-- Job --
Repeat, exactly, the run of lines that opens with the line containing "Emit a web page" and closes with the line containing "0, width, height]);", and leave all other lines out.
◆ ◆ ◆ ◆ ◆ ◆ ◆
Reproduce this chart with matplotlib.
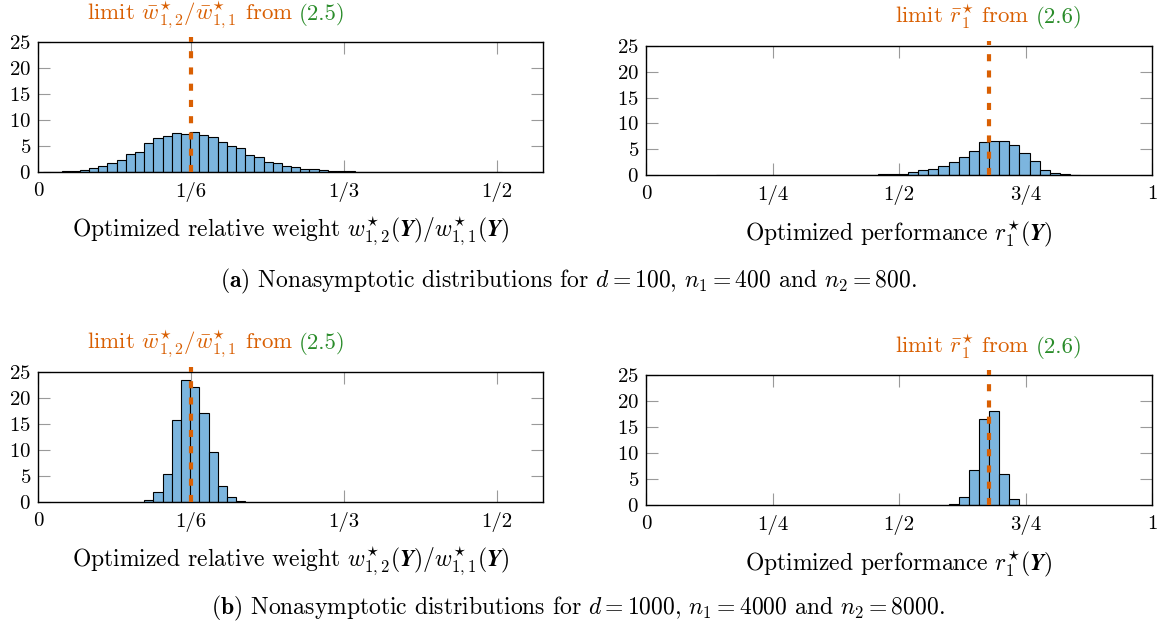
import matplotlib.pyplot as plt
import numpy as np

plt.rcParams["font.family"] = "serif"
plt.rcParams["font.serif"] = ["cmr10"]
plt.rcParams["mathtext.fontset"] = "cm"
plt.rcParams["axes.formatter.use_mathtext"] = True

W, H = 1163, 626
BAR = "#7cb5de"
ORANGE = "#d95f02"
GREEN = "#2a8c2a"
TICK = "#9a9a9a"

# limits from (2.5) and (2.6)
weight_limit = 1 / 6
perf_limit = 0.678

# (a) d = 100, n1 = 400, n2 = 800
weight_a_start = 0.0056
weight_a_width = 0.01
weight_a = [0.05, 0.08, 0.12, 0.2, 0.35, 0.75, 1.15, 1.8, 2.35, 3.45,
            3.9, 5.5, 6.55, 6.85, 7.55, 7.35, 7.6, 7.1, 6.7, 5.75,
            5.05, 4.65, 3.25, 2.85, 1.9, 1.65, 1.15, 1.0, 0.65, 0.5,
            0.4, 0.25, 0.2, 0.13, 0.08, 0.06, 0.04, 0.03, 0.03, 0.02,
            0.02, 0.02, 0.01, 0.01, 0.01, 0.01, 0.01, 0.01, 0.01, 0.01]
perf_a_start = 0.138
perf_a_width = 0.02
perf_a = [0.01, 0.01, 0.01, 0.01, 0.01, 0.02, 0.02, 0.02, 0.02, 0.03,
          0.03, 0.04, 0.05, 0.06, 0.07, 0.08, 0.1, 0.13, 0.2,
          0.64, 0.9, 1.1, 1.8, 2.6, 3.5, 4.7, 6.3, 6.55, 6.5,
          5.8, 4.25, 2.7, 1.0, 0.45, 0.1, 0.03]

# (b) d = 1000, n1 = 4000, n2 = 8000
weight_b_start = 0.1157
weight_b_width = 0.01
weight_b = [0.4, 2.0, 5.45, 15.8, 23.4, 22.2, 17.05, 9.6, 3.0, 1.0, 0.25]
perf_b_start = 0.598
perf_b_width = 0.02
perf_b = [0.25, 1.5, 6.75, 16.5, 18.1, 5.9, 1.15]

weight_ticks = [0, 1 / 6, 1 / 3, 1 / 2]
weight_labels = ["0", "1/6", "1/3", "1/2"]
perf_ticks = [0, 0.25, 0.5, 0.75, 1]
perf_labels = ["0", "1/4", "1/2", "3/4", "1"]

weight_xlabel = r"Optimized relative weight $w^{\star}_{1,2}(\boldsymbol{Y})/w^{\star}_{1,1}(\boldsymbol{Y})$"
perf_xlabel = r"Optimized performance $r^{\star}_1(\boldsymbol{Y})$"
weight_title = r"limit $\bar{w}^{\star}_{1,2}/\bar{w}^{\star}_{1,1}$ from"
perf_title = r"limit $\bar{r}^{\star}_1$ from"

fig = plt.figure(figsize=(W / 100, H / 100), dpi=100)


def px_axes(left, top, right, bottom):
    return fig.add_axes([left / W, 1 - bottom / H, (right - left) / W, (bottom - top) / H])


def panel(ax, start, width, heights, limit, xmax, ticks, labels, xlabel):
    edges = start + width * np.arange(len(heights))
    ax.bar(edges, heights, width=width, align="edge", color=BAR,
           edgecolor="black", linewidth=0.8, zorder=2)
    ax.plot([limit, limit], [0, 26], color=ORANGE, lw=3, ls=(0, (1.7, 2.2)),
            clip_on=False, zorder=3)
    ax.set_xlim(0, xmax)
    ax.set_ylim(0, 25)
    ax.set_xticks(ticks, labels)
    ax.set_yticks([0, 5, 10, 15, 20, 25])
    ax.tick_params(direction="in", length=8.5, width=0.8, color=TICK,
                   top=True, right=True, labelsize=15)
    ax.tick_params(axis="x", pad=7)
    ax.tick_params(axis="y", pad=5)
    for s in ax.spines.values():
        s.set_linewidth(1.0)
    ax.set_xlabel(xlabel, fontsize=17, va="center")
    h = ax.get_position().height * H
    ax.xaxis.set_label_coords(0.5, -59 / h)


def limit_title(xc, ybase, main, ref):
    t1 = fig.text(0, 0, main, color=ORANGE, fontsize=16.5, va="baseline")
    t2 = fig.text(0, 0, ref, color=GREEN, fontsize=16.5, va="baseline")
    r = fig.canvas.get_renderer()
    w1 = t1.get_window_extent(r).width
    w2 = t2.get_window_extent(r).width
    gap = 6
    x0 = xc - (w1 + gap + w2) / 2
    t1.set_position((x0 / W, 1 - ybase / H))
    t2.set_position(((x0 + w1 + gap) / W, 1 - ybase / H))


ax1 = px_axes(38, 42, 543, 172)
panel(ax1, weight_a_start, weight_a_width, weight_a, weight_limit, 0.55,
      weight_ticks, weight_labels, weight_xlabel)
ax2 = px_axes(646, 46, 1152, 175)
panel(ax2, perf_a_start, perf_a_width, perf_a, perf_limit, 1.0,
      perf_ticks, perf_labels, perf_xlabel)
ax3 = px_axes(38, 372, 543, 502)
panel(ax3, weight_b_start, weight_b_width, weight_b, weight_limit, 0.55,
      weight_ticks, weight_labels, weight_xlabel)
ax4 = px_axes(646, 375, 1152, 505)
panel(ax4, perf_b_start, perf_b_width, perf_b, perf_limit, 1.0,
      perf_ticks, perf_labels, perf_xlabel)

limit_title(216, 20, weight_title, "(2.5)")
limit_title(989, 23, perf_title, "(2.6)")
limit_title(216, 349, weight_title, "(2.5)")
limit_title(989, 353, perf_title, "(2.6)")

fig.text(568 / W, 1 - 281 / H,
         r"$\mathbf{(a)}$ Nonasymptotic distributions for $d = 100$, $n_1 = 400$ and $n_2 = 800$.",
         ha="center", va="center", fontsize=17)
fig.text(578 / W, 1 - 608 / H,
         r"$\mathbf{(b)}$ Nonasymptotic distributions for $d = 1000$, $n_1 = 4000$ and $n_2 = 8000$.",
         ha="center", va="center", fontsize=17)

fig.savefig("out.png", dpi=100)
◆ ◆ ◆ ◆ ◆ ◆ ◆
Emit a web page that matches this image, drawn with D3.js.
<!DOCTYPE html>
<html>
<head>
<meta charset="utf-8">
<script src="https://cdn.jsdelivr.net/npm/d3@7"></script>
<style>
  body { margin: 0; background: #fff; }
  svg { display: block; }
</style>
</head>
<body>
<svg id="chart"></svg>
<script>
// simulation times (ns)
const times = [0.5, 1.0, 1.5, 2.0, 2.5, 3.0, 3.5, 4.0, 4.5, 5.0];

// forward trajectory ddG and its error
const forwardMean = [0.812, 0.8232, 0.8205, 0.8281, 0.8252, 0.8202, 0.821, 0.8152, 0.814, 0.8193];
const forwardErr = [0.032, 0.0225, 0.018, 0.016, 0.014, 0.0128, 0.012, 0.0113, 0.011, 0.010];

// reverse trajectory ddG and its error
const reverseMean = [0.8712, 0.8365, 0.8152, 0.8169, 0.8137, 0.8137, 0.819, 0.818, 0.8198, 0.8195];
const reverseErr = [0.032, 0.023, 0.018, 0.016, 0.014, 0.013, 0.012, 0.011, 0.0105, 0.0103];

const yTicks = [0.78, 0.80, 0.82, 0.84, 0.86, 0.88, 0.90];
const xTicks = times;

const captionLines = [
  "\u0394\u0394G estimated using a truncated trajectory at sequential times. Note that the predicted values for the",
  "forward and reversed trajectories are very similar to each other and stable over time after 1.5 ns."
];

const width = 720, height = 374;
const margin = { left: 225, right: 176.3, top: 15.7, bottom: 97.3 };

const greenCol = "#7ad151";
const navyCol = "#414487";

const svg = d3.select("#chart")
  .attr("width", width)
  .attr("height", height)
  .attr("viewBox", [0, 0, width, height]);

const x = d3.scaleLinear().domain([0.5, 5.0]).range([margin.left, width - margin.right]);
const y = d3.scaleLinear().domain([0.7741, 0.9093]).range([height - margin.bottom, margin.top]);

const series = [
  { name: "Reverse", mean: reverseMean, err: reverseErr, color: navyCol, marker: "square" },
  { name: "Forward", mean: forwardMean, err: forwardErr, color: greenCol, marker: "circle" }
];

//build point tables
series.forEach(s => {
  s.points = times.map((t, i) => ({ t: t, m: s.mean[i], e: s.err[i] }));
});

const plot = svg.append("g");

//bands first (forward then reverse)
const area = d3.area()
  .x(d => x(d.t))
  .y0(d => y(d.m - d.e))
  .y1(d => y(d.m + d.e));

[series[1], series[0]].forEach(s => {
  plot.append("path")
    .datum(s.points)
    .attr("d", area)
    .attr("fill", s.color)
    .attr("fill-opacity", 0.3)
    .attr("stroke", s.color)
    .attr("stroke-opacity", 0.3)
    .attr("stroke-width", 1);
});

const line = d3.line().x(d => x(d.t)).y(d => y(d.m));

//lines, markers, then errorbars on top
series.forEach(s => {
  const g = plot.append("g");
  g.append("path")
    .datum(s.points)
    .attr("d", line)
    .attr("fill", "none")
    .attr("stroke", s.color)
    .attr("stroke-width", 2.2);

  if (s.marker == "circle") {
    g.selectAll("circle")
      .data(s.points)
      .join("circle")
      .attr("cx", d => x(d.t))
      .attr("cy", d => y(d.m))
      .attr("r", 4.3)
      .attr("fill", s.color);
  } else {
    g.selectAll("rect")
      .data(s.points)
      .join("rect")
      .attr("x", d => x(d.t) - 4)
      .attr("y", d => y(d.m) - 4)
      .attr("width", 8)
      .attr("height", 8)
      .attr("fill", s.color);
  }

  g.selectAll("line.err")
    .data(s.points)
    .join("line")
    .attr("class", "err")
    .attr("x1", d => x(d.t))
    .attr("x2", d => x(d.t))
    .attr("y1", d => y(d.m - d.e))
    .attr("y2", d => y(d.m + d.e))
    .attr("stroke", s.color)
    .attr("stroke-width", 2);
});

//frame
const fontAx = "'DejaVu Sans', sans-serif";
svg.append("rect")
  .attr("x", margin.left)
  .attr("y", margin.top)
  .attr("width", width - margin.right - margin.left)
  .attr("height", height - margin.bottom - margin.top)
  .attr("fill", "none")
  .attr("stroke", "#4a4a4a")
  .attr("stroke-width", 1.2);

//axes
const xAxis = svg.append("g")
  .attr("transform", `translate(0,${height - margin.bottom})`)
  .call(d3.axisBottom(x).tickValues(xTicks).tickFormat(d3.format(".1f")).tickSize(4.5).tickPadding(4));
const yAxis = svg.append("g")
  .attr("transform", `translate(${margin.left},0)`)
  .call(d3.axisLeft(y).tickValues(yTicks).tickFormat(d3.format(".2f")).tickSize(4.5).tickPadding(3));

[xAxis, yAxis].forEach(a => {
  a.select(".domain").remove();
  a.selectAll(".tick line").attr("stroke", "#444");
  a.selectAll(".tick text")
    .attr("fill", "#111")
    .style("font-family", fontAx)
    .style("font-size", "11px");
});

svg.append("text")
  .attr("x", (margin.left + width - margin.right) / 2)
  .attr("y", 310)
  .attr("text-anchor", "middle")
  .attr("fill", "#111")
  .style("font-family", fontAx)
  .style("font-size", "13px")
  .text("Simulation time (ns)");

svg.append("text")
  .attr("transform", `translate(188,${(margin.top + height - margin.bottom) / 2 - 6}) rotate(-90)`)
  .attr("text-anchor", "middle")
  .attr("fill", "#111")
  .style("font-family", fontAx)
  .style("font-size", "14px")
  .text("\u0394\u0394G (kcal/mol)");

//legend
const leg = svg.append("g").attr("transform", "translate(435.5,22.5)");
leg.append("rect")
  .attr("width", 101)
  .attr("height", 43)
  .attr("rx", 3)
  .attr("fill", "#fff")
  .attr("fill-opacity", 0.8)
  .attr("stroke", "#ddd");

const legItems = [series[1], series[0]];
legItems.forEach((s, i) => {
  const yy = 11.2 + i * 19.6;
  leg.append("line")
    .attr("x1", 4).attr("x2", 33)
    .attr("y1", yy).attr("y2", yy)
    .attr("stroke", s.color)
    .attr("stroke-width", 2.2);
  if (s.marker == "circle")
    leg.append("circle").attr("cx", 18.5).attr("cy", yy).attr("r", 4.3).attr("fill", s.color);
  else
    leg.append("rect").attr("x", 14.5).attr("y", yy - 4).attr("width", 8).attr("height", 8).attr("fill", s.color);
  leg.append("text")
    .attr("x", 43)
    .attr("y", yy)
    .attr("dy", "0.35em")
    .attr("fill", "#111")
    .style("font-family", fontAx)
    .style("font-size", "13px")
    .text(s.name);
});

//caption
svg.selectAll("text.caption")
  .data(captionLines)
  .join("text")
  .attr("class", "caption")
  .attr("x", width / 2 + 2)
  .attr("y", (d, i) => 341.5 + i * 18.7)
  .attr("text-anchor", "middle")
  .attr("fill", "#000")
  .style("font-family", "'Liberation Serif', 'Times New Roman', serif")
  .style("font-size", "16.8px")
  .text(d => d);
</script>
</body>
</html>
◆ ◆ ◆ ◆ ◆ ◆ ◆
-- Result --
Emit a web page that matches this image, drawn with D3.js.
<!DOCTYPE html>
<html>
<head>
<meta charset="utf-8">
<script src="https://cdn.jsdelivr.net/npm/d3@7"></script>
<style>
  body { margin: 0; background: #fff; }
  svg { display: block; }
</style>
</head>
<body>
<svg id="chart"></svg>
<script>
// simulation times (ns)
const times = [0.5, 1.0, 1.5, 2.0, 2.5, 3.0, 3.5, 4.0, 4.5, 5.0];

// forward trajectory ddG and its error
const forwardMean = [0.812, 0.8232, 0.8205, 0.8281, 0.8252, 0.8202, 0.821, 0.8152, 0.814, 0.8193];
const forwardErr = [0.032, 0.0225, 0.018, 0.016, 0.014, 0.0128, 0.012, 0.0113, 0.011, 0.010];

// reverse trajectory ddG and its error
const reverseMean = [0.8712, 0.8365, 0.8152, 0.8169, 0.8137, 0.8137, 0.819, 0.818, 0.8198, 0.8195];
const reverseErr = [0.032, 0.023, 0.018, 0.016, 0.014, 0.013, 0.012, 0.011, 0.0105, 0.0103];

const yTicks = [0.78, 0.80, 0.82, 0.84, 0.86, 0.88, 0.90];
const xTicks = times;

const captionLines = [
  "\u0394\u0394G estimated using a truncated trajectory at sequential times. Note that the predicted values for the",
  "forward and reversed trajectories are very similar to each other and stable over time after 1.5 ns."
];

const width = 720, height = 374;
const margin = { left: 225, right: 176.3, top: 15.7, bottom: 97.3 };

const greenCol = "#7ad151";
const navyCol = "#414487";

const svg = d3.select("#chart")
  .attr("width", width)
  .attr("height", height)
  .attr("viewBox", [0, 0, width, height]);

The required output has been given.